Terhitung sejak 2011, FSGI kembali membuka Posko Pengaduan UN untuk keenam kalinya. Pada hari kedua pelaksanaan UN, posko yang dibuka sejak 1 April telah menerima 10 laporan yang berasal dari Tasikmalaya, Kupang, Karawang, Medan, Mataram, Karanganyar, Sidoardjo, Makassar dan Jakarta.
"Dibandingkan tahun 2011-2014 di mana UN masih menjadi penentu kelulusan, maka laporan tahun 2015 dan 2016 terbilang menurun drastis dari jumlah laporan atau pengaduan yang masuk," kata Sekjen FSGI Retno Listyarti kepada redaksi, Rabu (6/4).
Namun begitu, FSGI masih mendapati laporan kesalahan dalam penyelenggaraan UN tahun ini. Seperti masalah teknis listrik padam di Tasikmalaya dan Kupang atau masalah server komputer yang tidak bisa terkoneksi ke server pusat selama tiga jam di salah satu sekolah di Karawang.
"Hal ini membuat para peserta UNBK (Ujian Nasional Berbasis Komputer) sempat panik karena terlalu lama menunggu," ujar Retno.
Terlebih, tidak disediakannya soal ujian dengan huruf Braille membuat peserta penyandang tuna netra kesulitan. Laporan ini berasal dari Mataram, Jakarta, Karanganyar, Sidoardjo dan Makassar.
Menurut Retno, pengadaan materi soal Braille yang cukup mahal diduga menjadi penyebab penyelenggara UN setempat tidak menyediakan. Diperkirakan, biaya pembuatan soal Braille mencapai Rp 500 ribu per soal, meski seharusnya harga tidak menjadi halangan bagi pemerintah.

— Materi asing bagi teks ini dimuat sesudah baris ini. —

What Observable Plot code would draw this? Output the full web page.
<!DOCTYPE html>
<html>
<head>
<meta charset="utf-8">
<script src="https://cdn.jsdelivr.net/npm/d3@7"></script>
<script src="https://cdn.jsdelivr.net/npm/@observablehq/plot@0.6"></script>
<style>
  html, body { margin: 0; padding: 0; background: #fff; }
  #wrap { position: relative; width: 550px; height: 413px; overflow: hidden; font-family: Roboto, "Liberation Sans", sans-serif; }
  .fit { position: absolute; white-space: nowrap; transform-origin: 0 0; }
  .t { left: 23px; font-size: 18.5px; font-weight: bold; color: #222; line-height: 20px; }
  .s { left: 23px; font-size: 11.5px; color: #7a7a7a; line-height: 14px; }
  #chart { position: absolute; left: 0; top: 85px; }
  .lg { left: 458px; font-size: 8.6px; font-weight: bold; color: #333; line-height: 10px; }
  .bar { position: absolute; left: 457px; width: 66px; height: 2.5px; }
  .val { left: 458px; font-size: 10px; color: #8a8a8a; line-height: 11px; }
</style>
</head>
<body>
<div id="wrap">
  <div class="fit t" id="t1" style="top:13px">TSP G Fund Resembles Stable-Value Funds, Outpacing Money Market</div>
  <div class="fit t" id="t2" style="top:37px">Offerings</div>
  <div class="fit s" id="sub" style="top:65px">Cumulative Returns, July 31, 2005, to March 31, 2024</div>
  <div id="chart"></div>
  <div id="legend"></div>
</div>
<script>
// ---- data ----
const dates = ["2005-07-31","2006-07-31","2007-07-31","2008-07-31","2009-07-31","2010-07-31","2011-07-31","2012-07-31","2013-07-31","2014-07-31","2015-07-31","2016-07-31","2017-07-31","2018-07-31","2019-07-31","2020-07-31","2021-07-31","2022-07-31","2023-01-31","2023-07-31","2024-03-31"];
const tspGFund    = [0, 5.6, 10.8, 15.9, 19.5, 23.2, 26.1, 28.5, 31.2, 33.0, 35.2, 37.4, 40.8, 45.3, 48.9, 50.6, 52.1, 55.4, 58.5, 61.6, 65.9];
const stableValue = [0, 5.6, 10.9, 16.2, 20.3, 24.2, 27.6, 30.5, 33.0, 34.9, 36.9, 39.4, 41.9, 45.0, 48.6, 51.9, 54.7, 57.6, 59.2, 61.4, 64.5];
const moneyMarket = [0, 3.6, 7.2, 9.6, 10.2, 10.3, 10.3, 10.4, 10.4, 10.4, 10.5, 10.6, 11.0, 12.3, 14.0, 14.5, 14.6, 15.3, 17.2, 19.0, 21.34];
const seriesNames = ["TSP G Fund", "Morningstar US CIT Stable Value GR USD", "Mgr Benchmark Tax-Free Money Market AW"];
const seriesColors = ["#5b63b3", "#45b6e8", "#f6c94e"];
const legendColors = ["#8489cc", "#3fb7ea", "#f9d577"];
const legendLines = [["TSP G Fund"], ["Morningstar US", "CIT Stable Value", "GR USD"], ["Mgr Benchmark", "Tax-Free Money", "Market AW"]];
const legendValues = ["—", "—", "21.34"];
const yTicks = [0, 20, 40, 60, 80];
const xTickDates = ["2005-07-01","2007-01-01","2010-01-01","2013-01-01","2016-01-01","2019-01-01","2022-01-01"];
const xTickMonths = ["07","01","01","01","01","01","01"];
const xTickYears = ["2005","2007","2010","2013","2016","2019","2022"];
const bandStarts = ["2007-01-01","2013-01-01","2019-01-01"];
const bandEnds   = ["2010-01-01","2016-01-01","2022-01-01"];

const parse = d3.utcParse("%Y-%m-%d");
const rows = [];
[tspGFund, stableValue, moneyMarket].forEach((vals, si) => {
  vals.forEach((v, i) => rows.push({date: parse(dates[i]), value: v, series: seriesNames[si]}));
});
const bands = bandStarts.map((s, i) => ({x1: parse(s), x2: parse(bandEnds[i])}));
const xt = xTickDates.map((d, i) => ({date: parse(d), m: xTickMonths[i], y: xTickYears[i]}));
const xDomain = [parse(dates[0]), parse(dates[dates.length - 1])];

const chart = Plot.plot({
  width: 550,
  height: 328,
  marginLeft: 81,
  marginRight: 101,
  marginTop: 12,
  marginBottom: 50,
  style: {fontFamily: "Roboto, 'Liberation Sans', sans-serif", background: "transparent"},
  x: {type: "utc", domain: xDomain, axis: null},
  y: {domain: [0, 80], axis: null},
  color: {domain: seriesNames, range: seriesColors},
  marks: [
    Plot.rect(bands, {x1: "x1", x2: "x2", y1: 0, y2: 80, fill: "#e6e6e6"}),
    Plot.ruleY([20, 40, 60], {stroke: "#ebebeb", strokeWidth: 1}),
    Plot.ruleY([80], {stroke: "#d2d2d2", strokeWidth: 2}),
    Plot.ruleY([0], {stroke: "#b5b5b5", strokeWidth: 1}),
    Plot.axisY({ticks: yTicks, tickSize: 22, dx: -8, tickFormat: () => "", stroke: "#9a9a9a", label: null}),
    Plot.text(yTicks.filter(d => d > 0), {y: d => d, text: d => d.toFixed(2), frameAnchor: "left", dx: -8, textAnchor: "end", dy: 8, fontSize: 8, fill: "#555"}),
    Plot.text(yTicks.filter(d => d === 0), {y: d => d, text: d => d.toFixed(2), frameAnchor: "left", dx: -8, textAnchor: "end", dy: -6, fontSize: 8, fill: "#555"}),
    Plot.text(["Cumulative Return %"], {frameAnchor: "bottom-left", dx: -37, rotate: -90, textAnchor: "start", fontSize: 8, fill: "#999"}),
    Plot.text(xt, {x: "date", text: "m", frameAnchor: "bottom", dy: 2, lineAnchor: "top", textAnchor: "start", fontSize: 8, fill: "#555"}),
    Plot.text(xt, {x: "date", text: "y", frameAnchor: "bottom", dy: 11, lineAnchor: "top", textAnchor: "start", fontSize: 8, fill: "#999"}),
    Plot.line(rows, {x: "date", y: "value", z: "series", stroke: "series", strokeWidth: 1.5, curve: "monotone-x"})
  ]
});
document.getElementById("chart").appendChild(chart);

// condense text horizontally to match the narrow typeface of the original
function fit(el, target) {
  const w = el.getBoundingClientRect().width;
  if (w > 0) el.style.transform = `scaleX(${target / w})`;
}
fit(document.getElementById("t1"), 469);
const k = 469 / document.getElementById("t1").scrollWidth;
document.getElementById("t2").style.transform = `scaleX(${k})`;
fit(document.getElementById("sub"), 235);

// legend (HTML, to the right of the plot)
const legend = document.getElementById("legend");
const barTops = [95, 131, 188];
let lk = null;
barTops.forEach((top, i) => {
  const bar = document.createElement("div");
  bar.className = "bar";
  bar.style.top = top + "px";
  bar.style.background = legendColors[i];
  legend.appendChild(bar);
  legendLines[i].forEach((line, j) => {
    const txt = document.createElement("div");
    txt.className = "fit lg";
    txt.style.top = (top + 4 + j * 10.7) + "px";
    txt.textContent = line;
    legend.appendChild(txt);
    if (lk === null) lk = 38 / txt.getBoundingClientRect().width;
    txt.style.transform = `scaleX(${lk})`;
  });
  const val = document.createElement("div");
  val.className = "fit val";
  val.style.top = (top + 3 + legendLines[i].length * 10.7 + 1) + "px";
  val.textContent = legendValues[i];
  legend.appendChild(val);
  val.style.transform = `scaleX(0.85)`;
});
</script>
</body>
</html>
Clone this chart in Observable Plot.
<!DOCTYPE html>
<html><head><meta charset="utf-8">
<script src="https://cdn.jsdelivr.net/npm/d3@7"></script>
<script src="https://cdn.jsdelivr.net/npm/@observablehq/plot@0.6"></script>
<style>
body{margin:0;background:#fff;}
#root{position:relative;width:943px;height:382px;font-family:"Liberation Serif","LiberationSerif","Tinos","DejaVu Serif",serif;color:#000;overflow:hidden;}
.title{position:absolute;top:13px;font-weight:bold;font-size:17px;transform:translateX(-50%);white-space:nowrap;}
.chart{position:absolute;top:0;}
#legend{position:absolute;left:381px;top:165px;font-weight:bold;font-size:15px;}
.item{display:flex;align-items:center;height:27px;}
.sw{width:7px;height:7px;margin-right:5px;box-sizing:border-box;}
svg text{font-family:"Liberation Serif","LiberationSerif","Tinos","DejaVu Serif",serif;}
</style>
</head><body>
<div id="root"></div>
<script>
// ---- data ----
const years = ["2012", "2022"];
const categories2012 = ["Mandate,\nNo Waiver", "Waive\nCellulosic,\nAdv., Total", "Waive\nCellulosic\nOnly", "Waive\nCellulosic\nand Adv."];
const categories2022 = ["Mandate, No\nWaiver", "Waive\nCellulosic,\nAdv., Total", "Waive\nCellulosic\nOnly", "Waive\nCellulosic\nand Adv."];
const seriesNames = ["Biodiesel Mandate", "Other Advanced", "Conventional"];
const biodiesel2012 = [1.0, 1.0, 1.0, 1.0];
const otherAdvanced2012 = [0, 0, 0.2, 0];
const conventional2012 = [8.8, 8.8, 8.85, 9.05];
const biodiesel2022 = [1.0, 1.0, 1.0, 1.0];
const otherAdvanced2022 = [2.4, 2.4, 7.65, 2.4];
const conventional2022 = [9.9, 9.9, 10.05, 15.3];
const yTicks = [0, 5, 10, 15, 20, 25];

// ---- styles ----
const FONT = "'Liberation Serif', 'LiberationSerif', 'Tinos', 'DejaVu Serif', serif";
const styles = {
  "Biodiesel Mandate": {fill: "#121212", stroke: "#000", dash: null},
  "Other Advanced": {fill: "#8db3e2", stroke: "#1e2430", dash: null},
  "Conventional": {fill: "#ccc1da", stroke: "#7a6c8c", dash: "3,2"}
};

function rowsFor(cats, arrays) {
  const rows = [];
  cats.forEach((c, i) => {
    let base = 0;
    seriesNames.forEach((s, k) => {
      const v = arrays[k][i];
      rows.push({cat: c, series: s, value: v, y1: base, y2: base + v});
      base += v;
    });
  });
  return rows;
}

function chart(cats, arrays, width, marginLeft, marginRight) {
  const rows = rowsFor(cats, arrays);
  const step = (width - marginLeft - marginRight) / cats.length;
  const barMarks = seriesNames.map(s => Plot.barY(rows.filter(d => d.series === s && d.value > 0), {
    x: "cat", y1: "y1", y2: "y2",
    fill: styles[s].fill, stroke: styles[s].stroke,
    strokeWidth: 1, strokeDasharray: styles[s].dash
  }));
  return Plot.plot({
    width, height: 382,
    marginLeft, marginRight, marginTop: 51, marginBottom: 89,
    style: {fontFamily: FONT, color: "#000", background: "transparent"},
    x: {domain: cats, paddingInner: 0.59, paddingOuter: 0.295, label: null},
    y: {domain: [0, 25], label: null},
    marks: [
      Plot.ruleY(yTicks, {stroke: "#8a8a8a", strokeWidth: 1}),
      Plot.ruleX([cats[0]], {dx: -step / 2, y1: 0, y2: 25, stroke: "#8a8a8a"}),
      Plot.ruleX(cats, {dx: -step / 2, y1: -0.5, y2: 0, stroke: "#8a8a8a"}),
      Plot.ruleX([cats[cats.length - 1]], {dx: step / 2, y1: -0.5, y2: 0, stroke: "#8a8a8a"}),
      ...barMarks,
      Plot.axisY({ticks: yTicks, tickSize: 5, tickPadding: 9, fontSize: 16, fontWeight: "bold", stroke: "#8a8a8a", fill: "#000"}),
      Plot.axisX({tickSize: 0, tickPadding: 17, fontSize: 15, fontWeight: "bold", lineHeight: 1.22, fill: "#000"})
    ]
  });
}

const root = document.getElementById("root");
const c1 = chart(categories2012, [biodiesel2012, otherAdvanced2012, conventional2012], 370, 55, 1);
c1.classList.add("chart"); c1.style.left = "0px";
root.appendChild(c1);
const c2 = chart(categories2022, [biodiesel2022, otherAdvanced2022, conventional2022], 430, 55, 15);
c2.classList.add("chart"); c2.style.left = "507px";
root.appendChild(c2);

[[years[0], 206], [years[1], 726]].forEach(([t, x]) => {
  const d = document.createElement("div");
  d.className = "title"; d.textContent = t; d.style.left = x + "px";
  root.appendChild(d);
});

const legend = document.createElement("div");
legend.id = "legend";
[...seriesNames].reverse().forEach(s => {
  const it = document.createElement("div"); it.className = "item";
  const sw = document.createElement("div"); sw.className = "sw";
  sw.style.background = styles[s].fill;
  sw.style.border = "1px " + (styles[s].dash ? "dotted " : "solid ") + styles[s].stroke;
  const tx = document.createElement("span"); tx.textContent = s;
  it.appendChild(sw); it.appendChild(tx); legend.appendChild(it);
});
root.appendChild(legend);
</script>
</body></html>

"Soal dibacakan pengawas, namun peserta tetap merasa kesulitan karena soal-soal yang disertai gambar, simbol, dan grafik tidak bisa dijelaskan si pengawas. Sehingga peserta tuna netra dipaksa berimajinasi. Hal ini bentuk diskriminasi pemerintah terhadap penyandang disabilitas," tegas Retno.